I have this memory and a few others, but I’ll save you from those. The reason I’m bringing this up is to set up the stage for the reaction to such severe helplessness. The reaction is what I (and I believe many Israelis and Palestinians) would call “survival mode.” It’s when the planning and stargazing part of your brain shuts down to a narrow tunnel vision of what’s happening right now, this moment. Once this happens to you as a result of an event like I discussed above, this can happen again from time to time out of the blue. It’s not a matter of choice. It happens out of reflex. I discussed this in a previous post, and at the time, I wondered why I was reflecting on it. Well, here’s the answer. Mind’s working in mysterious ways and all of that.

Fear is the mind killer

A couple of days after Black Saturday, an entire country full of people switched into survival mode after the initial shock. What Hamas did that day was not something I can put into words, but I can still feel it. My family over there felt it. And the other survivors of families near Gaza, who were slaughtered in ways even animals aren’t butchered, felt it. Let me emphasize that I am not capable of feeling or even having a taste of what those survivors went through. I believe the human brain shields us from such things with denial and other methods to protect us from going insane, which some of these people probably did. All I go by is a hunch of a feeling.

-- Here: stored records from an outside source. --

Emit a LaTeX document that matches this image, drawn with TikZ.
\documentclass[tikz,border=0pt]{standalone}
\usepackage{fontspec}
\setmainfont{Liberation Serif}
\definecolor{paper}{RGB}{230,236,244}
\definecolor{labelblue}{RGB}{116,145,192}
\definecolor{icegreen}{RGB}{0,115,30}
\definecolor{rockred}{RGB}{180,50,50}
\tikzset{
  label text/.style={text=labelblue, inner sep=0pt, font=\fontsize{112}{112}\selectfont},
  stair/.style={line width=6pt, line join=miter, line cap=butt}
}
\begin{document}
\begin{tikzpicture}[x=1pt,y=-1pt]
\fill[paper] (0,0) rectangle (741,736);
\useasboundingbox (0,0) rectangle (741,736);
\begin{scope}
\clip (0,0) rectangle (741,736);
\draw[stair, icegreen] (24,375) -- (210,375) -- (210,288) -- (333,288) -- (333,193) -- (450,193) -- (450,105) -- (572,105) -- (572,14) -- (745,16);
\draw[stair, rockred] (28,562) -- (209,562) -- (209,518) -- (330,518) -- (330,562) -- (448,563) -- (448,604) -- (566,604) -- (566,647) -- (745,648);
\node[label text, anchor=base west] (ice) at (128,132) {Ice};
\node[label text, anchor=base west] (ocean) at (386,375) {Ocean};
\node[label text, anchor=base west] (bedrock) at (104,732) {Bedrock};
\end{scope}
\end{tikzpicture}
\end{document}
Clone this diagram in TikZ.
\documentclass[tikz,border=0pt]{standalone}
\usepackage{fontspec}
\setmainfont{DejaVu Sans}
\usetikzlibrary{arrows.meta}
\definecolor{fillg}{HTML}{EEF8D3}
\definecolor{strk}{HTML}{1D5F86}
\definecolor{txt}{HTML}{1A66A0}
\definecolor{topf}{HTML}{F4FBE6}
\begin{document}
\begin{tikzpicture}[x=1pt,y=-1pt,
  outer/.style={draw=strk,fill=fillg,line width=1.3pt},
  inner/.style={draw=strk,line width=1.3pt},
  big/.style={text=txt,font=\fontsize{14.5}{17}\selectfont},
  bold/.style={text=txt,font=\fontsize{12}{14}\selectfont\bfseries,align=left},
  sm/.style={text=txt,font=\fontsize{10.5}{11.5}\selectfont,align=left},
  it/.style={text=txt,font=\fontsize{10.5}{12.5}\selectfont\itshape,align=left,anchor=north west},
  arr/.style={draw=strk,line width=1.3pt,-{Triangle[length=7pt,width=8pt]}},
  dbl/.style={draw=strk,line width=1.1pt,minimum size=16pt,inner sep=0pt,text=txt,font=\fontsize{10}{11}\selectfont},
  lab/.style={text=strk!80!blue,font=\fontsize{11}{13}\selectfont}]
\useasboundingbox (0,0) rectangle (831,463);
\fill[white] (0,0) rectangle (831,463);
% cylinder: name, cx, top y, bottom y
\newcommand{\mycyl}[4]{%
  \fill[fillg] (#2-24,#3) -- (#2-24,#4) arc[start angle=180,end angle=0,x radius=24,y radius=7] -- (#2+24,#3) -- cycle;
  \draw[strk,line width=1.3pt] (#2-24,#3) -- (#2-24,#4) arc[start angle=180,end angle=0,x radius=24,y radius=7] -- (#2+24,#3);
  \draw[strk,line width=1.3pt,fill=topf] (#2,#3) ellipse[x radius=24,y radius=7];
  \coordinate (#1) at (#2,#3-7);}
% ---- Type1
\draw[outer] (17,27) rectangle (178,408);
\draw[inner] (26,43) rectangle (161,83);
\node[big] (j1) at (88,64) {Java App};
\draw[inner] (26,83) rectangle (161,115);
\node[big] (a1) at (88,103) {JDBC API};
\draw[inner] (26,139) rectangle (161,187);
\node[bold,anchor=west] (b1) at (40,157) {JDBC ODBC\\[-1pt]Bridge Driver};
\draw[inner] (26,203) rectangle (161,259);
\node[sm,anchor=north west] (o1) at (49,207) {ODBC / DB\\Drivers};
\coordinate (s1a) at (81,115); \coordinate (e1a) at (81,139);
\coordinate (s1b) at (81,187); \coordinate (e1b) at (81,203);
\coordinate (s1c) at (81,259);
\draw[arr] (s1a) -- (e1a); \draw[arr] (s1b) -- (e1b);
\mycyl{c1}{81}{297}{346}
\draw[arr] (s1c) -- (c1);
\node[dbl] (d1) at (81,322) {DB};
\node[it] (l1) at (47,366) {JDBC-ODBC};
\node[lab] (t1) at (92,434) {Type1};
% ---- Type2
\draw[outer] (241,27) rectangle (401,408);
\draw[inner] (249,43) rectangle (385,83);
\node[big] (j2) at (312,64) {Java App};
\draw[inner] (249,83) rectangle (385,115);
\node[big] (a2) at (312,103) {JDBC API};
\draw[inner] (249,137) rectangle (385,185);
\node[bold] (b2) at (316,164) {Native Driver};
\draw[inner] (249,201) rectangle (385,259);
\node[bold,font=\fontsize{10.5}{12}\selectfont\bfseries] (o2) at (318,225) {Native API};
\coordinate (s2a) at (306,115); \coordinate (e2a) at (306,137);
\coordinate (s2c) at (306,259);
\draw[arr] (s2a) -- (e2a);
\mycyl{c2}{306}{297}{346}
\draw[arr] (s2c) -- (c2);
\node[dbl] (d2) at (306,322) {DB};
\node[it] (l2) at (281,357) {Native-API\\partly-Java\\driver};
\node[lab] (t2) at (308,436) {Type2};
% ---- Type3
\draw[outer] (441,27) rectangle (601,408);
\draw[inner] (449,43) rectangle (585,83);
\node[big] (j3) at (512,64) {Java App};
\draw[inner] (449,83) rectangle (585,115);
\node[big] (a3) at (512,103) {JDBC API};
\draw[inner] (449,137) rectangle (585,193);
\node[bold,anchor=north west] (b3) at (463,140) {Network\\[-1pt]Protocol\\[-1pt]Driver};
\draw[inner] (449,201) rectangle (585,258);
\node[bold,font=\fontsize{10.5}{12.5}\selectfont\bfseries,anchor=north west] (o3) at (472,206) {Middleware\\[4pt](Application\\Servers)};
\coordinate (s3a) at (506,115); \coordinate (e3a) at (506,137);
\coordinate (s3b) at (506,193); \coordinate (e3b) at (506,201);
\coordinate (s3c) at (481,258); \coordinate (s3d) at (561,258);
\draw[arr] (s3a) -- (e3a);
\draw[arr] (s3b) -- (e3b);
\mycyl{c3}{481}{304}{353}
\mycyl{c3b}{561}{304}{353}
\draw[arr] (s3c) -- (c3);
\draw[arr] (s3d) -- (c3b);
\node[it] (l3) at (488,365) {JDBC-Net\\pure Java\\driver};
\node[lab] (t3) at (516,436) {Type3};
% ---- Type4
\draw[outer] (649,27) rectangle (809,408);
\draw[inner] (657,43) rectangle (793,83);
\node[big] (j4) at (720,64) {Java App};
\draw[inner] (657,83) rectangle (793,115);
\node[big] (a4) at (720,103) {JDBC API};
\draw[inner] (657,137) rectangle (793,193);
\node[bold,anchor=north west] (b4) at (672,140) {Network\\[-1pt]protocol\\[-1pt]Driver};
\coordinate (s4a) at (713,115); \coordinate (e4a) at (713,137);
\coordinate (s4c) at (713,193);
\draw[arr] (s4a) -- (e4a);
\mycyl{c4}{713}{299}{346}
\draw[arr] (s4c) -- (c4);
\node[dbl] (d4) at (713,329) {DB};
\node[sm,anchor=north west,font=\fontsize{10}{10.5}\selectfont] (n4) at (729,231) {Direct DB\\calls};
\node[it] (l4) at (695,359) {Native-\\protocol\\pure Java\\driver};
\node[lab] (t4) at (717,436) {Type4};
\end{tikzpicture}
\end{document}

For days and weeks after black Saturday, a whole country reacted out of a narrow tunnel vision of the need to survive. There was nothing else; no plan, no strategy, and no revenge. There was just a boiling, overwhelming rage and pain.

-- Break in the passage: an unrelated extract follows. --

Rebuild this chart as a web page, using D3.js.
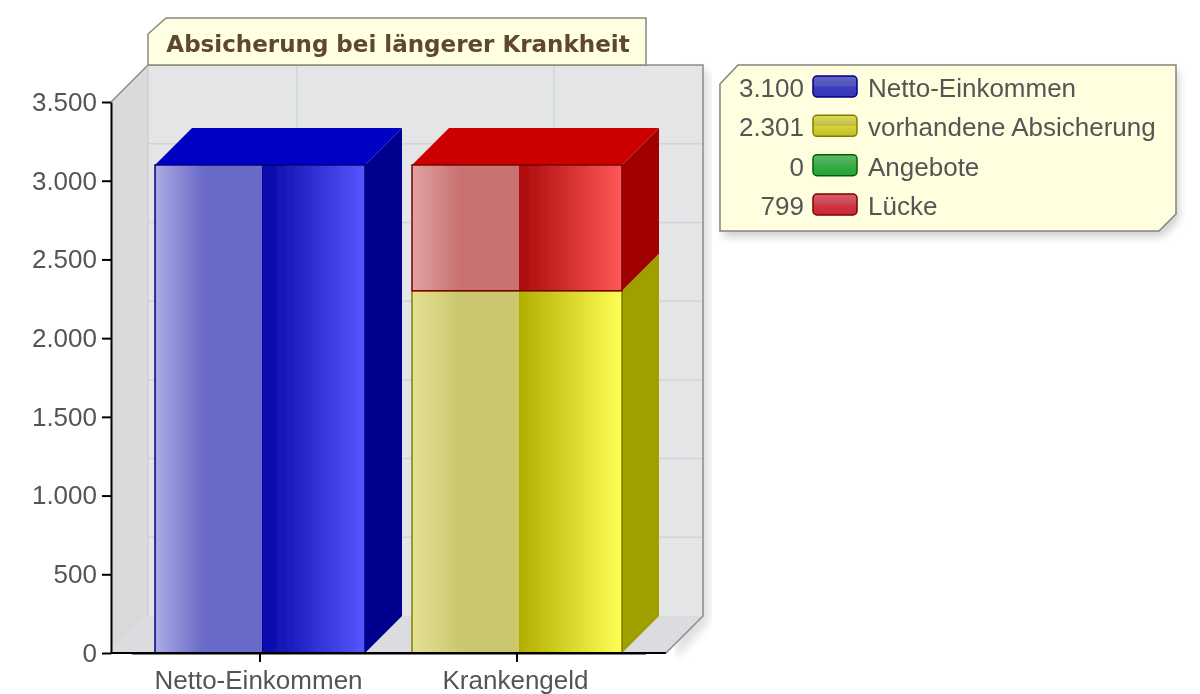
<!DOCTYPE html>
<html>
<head>
<meta charset="utf-8">
<script src="https://cdn.jsdelivr.net/npm/d3@7"></script>
<style>
  html, body { margin: 0; padding: 0; background: #fff; }
  svg { display: block; }
  text { font-family: "Liberation Sans", Arial, sans-serif; }
</style>
</head>
<body>
<div id="chart"></div>
<script>
// chart data
const categories = ["Netto-Einkommen", "Krankengeld"];
const seriesNames = ["Netto-Einkommen", "vorhandene Absicherung", "Angebote", "Lücke"];
const nettoValues = [3100, 0];
const absicherungValues = [0, 2301];
const angeboteValues = [0, 0];
const lueckeValues = [0, 799];
const legendValues = ["3.100", "2.301", "0", "799"];
const yTicks = [0, 500, 1000, 1500, 2000, 2500, 3000, 3500];
const titleText = "Absicherung bei längerer Krankheit";

const seriesValues = [nettoValues, absicherungValues, angeboteValues, lueckeValues];

// face colours per series
const palette = [
  { dark: "#0606a6", light: "#5757ff", paleA: "#acace4", paleB: "#6a6ac8", side: "#00008e", top: "#0000c4", line: "#000080", key: "#3c3cc8" },
  { dark: "#b2ae00", light: "#ffff58", paleA: "#e6e094", paleB: "#cbc76e", side: "#9f9f00", top: "#cccc00", line: "#808000", key: "#d8d230" },
  { dark: "#06a606", light: "#57ff57", paleA: "#ace4ac", paleB: "#6ac86a", side: "#008e00", top: "#00c400", line: "#006000", key: "#30b040" },
  { dark: "#aa0a0a", light: "#ff5858", paleA: "#e2a2a2", paleB: "#c87272", side: "#a00000", top: "#cc0000", line: "#7a0000", key: "#d83040" }
];

const width = 1200;
const height = 694;
const depth = 37;   // 3d offset of the back wall
const plot = { left: 111, right: 666, top: 102, bottom: 653 };
const fontSize = 26;

const svg = d3.select("#chart").append("svg")
    .attr("width", width)
    .attr("height", height);

const y = d3.scaleLinear().domain([0, 3500]).range([plot.bottom, plot.top]);
const x = d3.scaleBand().domain(categories).range([131.5, 645.5])
    .paddingInner(0.183).paddingOuter(0.0915);

const poly = pts => pts.map(p => p.join(",")).join(" ");

const defs = svg.append("defs");
defs.append("filter").attr("id", "shadow")
    .attr("x", "-5%").attr("y", "-5%").attr("width", "112%").attr("height", "115%")
  .append("feGaussianBlur").attr("stdDeviation", 4);
defs.append("filter").attr("id", "soft")
    .attr("x", "-5%").attr("y", "-5%").attr("width", "110%").attr("height", "110%")
  .append("feGaussianBlur").attr("stdDeviation", 0.7);

palette.forEach((c, i) => {
  // the shading only runs over the right half of the front face
  const g = defs.append("linearGradient").attr("id", "face" + i);
  g.append("stop").attr("offset", "0%").attr("stop-color", c.dark);
  g.append("stop").attr("offset", "51%").attr("stop-color", c.dark);
  g.append("stop").attr("offset", "100%").attr("stop-color", c.light);
  const p = defs.append("linearGradient").attr("id", "pale" + i);
  p.append("stop").attr("offset", "0%").attr("stop-color", c.paleA);
  p.append("stop").attr("offset", "45%").attr("stop-color", c.paleB);
  p.append("stop").attr("offset", "100%").attr("stop-color", c.paleB);
  const k = defs.append("linearGradient").attr("id", "key" + i)
      .attr("x1", 0).attr("x2", 0).attr("y1", 0).attr("y2", 1);
  k.append("stop").attr("offset", "0%").attr("stop-color", d3.interpolateRgb(c.key, "#fff")(0.2));
  k.append("stop").attr("offset", "48%").attr("stop-color", d3.interpolateRgb(c.key, "#888")(0.3));
  k.append("stop").attr("offset", "52%").attr("stop-color", c.key);
  k.append("stop").attr("offset", "100%").attr("stop-color", d3.interpolateRgb(c.key, "#000")(0.1));
});

const root = svg.append("g").attr("filter", "url(#soft)");

// drop shadow behind walls and legend
root.append("polygon")
    .attr("points", poly([[plot.right + 10, plot.bottom + 6], [plot.right + depth + 6, plot.bottom - depth + 6], [plot.right + depth + 6, 70], [plot.right + 20, 70]]))
    .attr("fill", "#000").attr("opacity", 0.12).attr("filter", "url(#shadow)");

// walls
const wallTop = y(3500) - depth;
root.append("polygon")
    .attr("points", poly([[plot.left + depth, wallTop], [plot.right + depth, wallTop], [plot.right + depth, plot.bottom - depth], [plot.left + depth, plot.bottom - depth]]))
    .attr("fill", "#e3e5e7");
root.append("polygon")
    .attr("points", poly([[plot.left, y(3500)], [plot.left + depth, wallTop], [plot.left + depth, plot.bottom - depth], [plot.left, plot.bottom]]))
    .attr("fill", "#d9dbdb");
root.append("polygon")
    .attr("points", poly([[plot.left, plot.bottom], [plot.left + depth, plot.bottom - depth], [plot.right + depth, plot.bottom - depth], [plot.right, plot.bottom]]))
    .attr("fill", "#dadcdf");

// grid on the back wall
root.selectAll(".hgrid").data(yTicks.slice(1, -1)).enter().append("line")
    .attr("x1", plot.left + depth).attr("x2", plot.right + depth)
    .attr("y1", d => y(d) - depth).attr("y2", d => y(d) - depth)
    .attr("stroke", "#d2d4d6").attr("stroke-width", 1.5);
root.selectAll(".vgrid").data(categories).enter().append("line")
    .attr("x1", d => x(d) + x.bandwidth() / 2 + depth).attr("x2", d => x(d) + x.bandwidth() / 2 + depth)
    .attr("y1", wallTop).attr("y2", plot.bottom - depth)
    .attr("stroke", "#d2d4d6").attr("stroke-width", 1.5);

// wall outline
root.append("path")
    .attr("d", d3.line()([[plot.left, y(3500)], [plot.left + depth, wallTop], [plot.right + depth, wallTop], [plot.right + depth, plot.bottom - depth], [plot.right, plot.bottom]]))
    .attr("fill", "none").attr("stroke", "#8b8d8b").attr("stroke-width", 1.5);
root.append("line")
    .attr("x1", plot.left + depth).attr("x2", plot.left + depth)
    .attr("y1", wallTop).attr("y2", plot.bottom - depth)
    .attr("stroke", "#c8cacb").attr("stroke-width", 1);

// stacked bars
const rows = categories.map((c, i) => {
  const row = { category: c };
  seriesNames.forEach((s, j) => { row[s] = seriesValues[j][i]; });
  return row;
});
const stacked = d3.stack().keys(seriesNames)(rows);
const bars = root.append("g");

stacked.forEach((layer, i) => {
  const c = palette[i];
  layer.forEach(d => {
    if (d[1] - d[0] <= 0) return;
    const x0 = x(d.data.category);
    const w = x.bandwidth();
    const yTop = y(d[1]);
    const yBase = y(d[0]);
    const g = bars.append("g");
    // right side
    g.append("polygon")
        .attr("points", poly([[x0 + w, yTop], [x0 + w + depth, yTop - depth], [x0 + w + depth, yBase - depth], [x0 + w, yBase]]))
        .attr("fill", c.side);
    // top, only visible on the highest segment
    if (d[1] === d3.sum(seriesValues, v => v[categories.indexOf(d.data.category)])) {
      g.append("polygon")
          .attr("points", poly([[x0, yTop], [x0 + depth, yTop - depth], [x0 + w + depth, yTop - depth], [x0 + w, yTop]]))
          .attr("fill", c.top);
    }
    // front with pale left half
    g.append("rect").attr("x", x0).attr("y", yTop).attr("width", w).attr("height", yBase - yTop)
        .attr("fill", `url(#face${i})`);
    g.append("rect").attr("x", x0).attr("y", yTop).attr("width", w / 2 + 2).attr("height", yBase - yTop)
        .attr("fill", `url(#pale${i})`);
    g.append("rect").attr("x", x0).attr("y", yTop).attr("width", w).attr("height", yBase - yTop)
        .attr("fill", "none").attr("stroke", c.line).attr("stroke-width", 1.5);
  });
});

// axes
const yAxis = root.append("g").attr("transform", `translate(${plot.left},0)`)
    .call(d3.axisLeft(y).tickValues(yTicks).tickSize(9).tickPadding(5).tickSizeOuter(0)
      .tickFormat(d => d3.format(",")(d).replace(",", ".")));
const xAxis = root.append("g").attr("transform", `translate(0,${plot.bottom})`)
    .call(d3.axisBottom(x).tickSize(9).tickPadding(9).tickSizeOuter(0));
xAxis.selectAll("text").attr("dx", -1.5);
root.append("line").attr("x1", plot.left).attr("x2", plot.right).attr("y1", plot.bottom).attr("y2", plot.bottom)
    .attr("stroke", "#000").attr("stroke-width", 2);
[yAxis, xAxis].forEach(a => {
  a.selectAll("line").attr("stroke", "#000").attr("stroke-width", 2);
  a.selectAll("path").attr("stroke", "#000").attr("stroke-width", 2);
  a.selectAll("text").attr("fill", "#555").attr("font-size", fontSize)
      .attr("font-family", "'Liberation Sans', Arial, sans-serif");
});

// title tab
root.append("polygon")
    .attr("points", poly([[148, 34], [166, 18], [646, 18], [646, 65], [148, 65]]))
    .attr("fill", "#ffffe3").attr("stroke", "#8a8a78").attr("stroke-width", 1.5);
root.append("text").attr("x", 398).attr("y", 52).attr("text-anchor", "middle")
    .attr("font-size", 23).attr("font-weight", "bold")
    .style("font-family", "'DejaVu Sans', sans-serif")
    .attr("fill", "#5f4630").text(titleText);

// legend
const legendPts = [[720, 84], [738, 65], [1176, 65], [1176, 214], [1159, 231], [720, 231]];
root.append("polygon")
    .attr("points", poly(legendPts.map(p => [p[0] + 3, p[1] + 6])))
    .attr("fill", "#000").attr("opacity", 0.18).attr("filter", "url(#shadow)");
root.append("polygon")
    .attr("points", poly(legendPts))
    .attr("fill", "#ffffe0").attr("stroke", "#84847a").attr("stroke-width", 1.5);

const rowY = d3.scalePoint().domain(seriesNames).range([87, 205]);
const legendRow = root.selectAll(".legend-row").data(seriesNames).enter().append("g")
    .attr("transform", d => `translate(0,${rowY(d)})`);
legendRow.append("text").attr("x", 804).attr("y", 10).attr("text-anchor", "end")
    .attr("font-size", fontSize).attr("fill", "#555")
    .text((d, i) => legendValues[i]);
legendRow.append("rect").attr("x", 813).attr("y", -11).attr("width", 44).attr("height", 21).attr("rx", 4)
    .attr("fill", (d, i) => `url(#key${i})`)
    .attr("stroke", (d, i) => palette[i].line).attr("stroke-width", 1.5);
legendRow.append("text").attr("x", 868).attr("y", 10)
    .attr("font-size", fontSize).attr("fill", "#555")
    .text(d => d);
</script>
</body>
</html>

Unfortunately, there hasn’t been much thinking since then. No long-term plan and no strategy. The whole thing reminds me of 9/11 and the war in Afghanistan and Iraq on a smaller scale. But we’ll get there.

I was here, in New York City, when the demonstrations started, when people on the left - my left, my people - started chanting a slogan that came directly from the mouths of Hamas, Fatah, Islamic Jihad, and other such terrorist organization who wanted to exterminate the Jews since 1948 onward. I don’t think (or I don’t want to think) people knew what they were saying exactly. I understand the point, and I understand what they were trying to achieve, but the extreme demonstrators' actions pushed me away toward the right. I did not want my opinions to change, just as I didn’t want my Israeli past to come back, but sometimes life punches you in the face for a wake-up call.

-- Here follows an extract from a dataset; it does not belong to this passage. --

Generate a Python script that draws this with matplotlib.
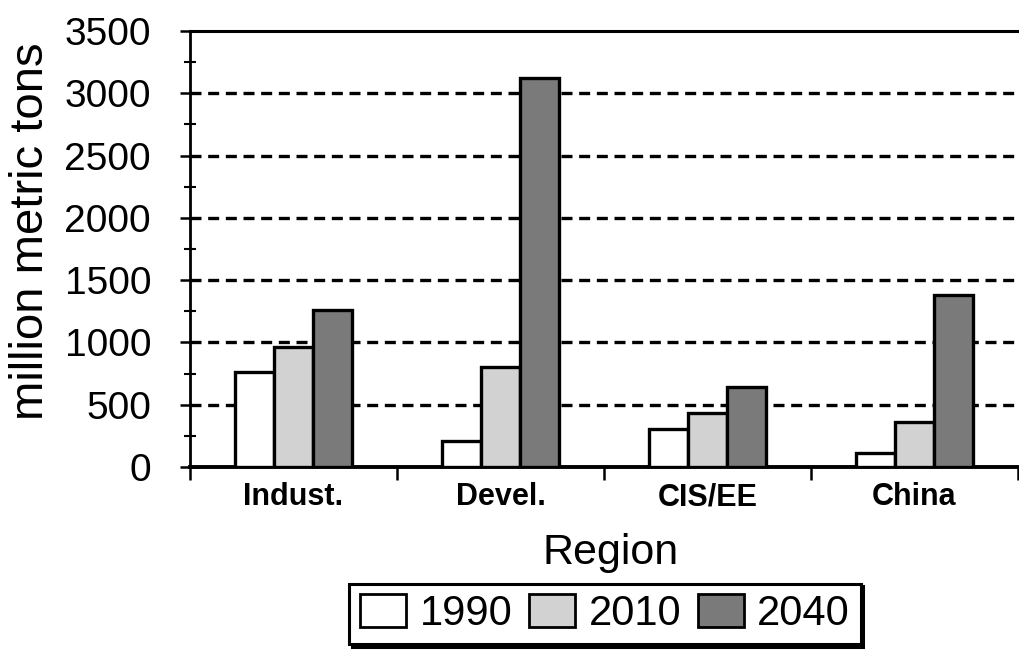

Despite all I felt and what I still feel, I understand. I wish I hadn’t, and I wish I could just be “pro-Israel” or whatever. It would simplify things. But I simply cannot accept what’s going on to Palestinians today, in Palatine, in their own homes, when bombs fall around them, and their windows are shaking, thinking if the next explosion is going to be the last sound they’ll ever hear. And this is something that drives me further away from friends and family who lean more toward Israel. I know a few Israelis like me, and most of them have left Israel for similar reasons I’m happy to be where I am today. I don’t think there are many of us.

What Hamas did is one thing, and Israel’s immediate reaction is something I still support. But we are almost a year into this mess, with no end in sight and just more bloodshed, most of which belongs to people who have no choice but to stand in the way of IDF’s bombs.

This is where I want to stop for now. I understand this is a sensitive topic for many people. Thank you for reading.